Prompt: Return a copy of each line that holds the string "page".

Excerpted data:

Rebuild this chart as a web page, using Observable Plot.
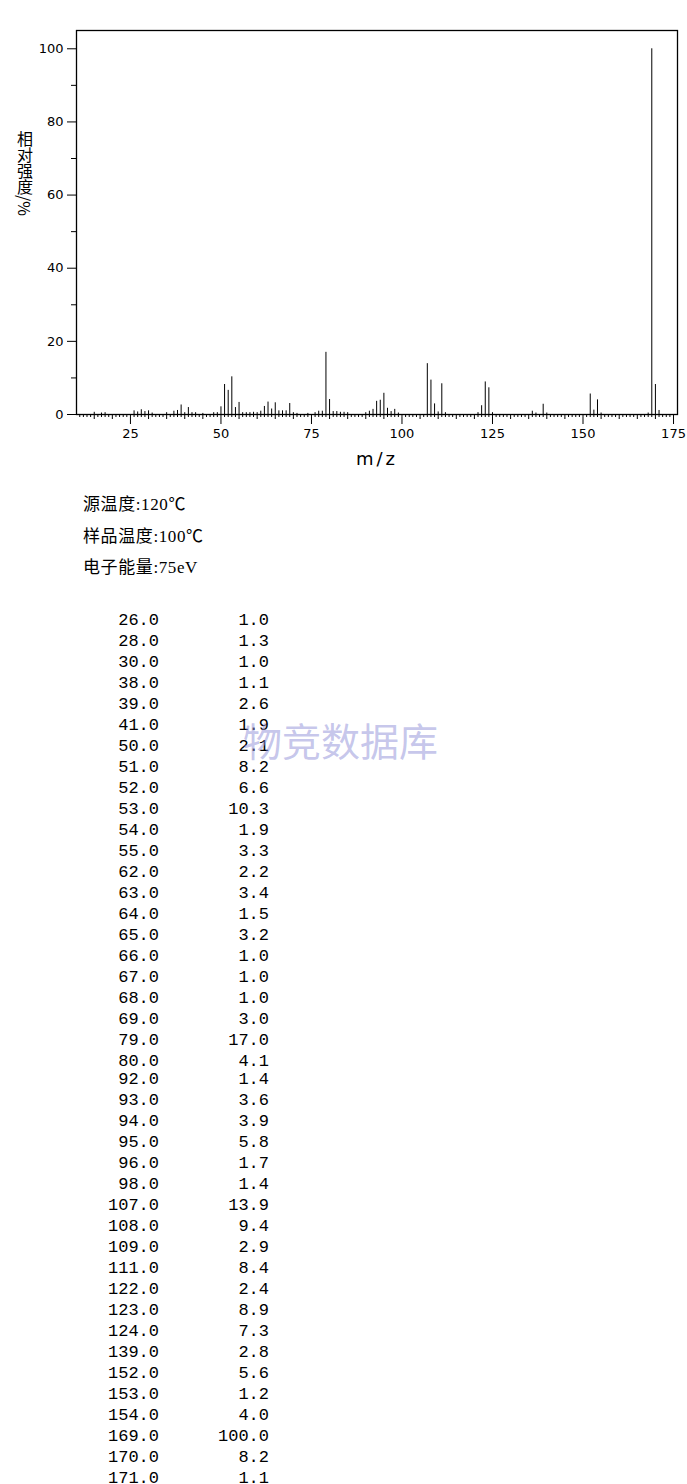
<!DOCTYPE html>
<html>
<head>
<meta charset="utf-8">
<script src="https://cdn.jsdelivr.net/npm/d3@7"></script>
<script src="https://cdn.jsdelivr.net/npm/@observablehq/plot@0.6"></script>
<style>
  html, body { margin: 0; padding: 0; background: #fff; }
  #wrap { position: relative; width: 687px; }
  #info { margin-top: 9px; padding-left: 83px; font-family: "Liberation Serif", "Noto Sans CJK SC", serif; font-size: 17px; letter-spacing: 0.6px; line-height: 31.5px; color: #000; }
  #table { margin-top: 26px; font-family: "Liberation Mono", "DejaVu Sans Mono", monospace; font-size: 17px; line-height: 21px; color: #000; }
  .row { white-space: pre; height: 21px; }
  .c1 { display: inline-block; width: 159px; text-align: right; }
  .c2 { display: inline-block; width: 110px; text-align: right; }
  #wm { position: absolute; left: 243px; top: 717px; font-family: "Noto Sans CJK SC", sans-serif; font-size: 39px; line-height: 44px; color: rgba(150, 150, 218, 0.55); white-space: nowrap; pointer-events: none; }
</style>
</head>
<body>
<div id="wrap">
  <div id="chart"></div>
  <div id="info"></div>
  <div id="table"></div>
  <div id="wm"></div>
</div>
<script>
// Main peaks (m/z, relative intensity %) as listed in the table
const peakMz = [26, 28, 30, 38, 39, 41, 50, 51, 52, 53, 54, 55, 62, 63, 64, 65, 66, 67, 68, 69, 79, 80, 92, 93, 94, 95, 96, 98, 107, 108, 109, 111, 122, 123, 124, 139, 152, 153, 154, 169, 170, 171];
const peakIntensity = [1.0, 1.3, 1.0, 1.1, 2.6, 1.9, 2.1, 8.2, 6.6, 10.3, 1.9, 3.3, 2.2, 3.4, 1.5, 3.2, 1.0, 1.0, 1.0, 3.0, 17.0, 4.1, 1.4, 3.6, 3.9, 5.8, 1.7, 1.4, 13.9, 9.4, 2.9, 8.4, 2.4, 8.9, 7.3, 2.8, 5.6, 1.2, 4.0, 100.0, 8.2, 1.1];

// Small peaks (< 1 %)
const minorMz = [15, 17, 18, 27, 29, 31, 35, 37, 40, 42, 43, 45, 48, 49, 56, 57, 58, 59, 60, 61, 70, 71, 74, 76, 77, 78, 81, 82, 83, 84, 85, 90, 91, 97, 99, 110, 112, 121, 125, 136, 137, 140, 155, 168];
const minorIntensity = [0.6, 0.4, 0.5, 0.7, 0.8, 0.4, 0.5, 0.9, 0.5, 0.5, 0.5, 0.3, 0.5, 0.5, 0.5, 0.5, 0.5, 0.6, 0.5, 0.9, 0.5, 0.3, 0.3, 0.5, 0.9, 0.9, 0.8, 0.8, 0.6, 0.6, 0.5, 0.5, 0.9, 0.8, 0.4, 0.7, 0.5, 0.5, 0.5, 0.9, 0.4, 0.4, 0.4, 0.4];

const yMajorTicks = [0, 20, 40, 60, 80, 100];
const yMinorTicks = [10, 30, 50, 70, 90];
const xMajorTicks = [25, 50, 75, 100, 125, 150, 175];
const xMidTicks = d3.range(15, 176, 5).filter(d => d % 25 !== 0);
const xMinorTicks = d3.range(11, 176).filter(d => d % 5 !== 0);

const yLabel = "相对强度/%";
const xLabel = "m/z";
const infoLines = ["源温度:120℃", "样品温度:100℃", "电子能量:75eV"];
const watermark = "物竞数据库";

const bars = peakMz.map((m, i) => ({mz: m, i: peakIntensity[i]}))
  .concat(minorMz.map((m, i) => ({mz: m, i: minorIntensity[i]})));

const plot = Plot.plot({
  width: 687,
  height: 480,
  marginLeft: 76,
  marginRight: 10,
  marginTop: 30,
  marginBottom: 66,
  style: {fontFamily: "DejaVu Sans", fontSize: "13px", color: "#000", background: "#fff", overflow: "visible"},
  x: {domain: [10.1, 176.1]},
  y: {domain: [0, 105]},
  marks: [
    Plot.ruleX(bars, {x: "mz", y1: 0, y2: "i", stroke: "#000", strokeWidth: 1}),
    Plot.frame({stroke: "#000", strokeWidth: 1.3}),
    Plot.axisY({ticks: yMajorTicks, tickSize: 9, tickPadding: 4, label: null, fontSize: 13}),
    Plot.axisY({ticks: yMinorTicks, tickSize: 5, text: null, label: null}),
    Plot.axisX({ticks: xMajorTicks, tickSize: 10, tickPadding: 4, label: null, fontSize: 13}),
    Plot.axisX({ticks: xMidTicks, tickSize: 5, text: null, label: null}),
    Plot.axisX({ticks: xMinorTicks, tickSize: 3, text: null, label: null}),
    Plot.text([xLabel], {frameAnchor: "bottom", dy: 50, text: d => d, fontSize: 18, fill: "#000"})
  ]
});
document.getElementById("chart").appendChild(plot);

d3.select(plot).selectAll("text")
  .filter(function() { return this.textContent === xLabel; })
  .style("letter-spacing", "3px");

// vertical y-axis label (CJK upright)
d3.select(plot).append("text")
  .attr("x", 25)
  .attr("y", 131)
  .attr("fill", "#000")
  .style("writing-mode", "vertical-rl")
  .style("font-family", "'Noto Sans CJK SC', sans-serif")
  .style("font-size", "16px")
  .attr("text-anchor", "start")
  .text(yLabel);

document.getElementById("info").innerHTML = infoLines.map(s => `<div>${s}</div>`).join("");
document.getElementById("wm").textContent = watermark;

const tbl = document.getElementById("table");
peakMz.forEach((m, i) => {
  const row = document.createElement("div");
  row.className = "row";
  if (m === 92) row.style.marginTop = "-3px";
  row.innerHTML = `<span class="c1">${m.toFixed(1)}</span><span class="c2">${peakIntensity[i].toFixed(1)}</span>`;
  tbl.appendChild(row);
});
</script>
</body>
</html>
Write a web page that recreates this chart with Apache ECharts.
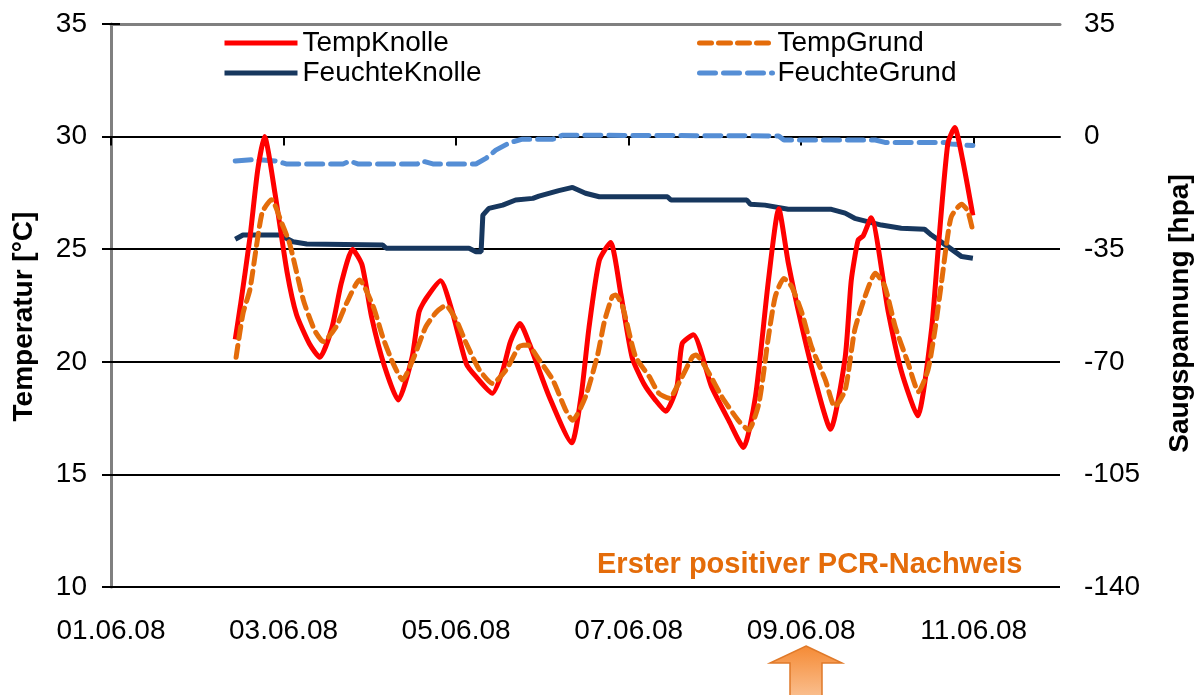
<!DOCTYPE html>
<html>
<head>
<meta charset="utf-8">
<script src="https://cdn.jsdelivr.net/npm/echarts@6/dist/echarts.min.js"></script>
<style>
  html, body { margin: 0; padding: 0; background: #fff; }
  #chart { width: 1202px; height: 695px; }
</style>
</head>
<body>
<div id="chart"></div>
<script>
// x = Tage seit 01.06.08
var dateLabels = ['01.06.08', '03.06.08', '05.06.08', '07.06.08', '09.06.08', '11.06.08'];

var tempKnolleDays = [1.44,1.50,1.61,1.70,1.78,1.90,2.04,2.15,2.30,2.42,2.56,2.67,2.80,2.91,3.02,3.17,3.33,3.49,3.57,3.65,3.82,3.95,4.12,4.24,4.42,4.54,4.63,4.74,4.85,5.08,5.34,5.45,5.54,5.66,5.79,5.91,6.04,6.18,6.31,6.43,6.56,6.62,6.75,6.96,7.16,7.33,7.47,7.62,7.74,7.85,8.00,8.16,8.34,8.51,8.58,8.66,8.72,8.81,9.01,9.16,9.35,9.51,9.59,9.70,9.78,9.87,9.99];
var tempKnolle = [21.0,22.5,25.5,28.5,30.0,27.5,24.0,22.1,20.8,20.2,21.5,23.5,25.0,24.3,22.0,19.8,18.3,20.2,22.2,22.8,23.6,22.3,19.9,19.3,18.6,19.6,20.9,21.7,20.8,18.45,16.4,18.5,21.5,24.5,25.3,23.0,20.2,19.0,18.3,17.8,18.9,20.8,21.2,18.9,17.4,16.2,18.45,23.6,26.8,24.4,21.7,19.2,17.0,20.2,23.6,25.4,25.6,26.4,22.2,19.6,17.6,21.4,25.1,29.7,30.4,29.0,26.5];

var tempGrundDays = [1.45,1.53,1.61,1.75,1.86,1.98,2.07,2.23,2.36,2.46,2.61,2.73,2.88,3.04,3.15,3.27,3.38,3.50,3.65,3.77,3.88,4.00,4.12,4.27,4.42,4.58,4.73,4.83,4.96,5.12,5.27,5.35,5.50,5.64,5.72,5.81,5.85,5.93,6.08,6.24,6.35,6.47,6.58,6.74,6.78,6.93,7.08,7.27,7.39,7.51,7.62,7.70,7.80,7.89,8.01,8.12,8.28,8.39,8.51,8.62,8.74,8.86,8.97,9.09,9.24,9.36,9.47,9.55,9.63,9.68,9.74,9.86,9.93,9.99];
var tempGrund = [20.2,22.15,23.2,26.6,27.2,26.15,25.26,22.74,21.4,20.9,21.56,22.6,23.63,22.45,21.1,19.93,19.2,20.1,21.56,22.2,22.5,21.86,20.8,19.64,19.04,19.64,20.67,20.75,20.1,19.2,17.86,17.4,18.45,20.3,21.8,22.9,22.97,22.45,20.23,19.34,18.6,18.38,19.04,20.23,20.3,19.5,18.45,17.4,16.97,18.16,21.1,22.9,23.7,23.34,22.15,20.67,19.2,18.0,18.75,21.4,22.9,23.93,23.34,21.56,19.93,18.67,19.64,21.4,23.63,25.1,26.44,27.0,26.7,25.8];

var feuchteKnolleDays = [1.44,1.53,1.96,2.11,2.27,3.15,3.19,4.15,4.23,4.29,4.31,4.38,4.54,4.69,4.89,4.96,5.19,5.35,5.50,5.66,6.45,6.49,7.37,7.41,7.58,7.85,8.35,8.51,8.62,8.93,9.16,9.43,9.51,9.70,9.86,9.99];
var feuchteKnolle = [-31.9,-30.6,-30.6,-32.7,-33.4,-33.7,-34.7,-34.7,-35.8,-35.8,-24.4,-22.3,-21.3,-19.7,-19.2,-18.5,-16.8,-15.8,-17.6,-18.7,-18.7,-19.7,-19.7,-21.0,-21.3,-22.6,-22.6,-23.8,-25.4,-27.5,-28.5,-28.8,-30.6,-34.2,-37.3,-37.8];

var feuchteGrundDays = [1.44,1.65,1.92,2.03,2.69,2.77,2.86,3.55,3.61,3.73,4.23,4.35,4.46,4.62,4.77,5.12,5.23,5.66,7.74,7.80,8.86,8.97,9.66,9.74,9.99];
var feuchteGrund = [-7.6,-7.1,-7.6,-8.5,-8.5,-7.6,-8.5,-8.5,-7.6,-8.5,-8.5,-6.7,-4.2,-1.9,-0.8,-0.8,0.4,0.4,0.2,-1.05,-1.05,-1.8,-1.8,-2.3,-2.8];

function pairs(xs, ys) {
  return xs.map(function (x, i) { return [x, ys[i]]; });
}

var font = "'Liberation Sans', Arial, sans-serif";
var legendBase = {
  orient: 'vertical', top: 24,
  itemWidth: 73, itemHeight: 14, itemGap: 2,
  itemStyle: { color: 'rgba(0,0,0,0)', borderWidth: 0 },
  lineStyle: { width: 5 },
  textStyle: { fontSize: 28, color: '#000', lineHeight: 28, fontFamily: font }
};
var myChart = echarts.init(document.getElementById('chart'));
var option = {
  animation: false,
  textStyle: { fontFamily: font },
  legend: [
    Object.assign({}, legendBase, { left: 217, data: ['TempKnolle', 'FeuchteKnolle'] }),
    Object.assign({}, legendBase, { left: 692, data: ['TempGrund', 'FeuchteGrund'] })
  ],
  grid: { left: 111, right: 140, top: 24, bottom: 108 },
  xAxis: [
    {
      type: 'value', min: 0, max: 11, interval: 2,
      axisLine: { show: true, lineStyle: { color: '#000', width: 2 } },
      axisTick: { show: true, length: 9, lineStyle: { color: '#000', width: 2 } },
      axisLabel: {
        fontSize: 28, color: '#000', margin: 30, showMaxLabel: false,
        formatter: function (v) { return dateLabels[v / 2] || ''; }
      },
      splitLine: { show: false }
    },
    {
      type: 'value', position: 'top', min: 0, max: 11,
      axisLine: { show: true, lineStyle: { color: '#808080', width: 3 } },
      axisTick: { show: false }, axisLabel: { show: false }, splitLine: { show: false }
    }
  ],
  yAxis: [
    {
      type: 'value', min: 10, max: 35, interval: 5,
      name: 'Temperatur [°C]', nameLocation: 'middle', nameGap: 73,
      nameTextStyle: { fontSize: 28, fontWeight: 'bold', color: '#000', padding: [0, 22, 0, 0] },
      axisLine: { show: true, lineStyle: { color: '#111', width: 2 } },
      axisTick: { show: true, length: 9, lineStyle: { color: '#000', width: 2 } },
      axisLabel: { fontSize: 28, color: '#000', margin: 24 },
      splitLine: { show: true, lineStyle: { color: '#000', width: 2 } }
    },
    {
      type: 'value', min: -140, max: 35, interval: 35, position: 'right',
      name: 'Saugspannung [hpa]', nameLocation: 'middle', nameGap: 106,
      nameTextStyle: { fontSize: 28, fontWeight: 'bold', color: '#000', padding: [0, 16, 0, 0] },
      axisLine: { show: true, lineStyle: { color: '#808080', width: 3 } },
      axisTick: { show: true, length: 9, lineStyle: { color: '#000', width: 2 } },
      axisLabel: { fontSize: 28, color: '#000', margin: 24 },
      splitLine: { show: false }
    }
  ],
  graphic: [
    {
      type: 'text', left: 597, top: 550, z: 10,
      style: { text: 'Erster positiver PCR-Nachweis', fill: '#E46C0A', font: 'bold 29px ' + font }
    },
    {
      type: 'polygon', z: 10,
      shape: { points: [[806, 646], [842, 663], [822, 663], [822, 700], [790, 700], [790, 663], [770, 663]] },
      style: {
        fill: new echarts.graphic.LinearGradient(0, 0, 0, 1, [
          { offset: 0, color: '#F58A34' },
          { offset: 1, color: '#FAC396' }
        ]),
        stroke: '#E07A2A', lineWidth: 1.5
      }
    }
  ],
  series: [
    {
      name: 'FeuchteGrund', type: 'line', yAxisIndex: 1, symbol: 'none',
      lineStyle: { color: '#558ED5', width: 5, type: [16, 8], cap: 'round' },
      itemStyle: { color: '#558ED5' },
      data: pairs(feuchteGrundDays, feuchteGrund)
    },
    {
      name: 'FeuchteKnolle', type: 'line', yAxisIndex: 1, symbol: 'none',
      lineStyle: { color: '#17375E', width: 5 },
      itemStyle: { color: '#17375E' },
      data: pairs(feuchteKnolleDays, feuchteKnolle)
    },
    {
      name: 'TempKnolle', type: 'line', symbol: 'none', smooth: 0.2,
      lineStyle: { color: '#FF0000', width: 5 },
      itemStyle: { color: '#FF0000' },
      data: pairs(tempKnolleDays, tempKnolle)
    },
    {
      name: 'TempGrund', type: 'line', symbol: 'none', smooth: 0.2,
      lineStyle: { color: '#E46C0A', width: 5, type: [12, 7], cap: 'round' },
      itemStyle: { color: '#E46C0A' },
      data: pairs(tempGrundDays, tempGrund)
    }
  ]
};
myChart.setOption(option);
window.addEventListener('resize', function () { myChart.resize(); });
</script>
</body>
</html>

Exercise output:
Rebuild this chart as a web page, using Observable Plot.
Write a web page that recreates this chart with Apache ECharts.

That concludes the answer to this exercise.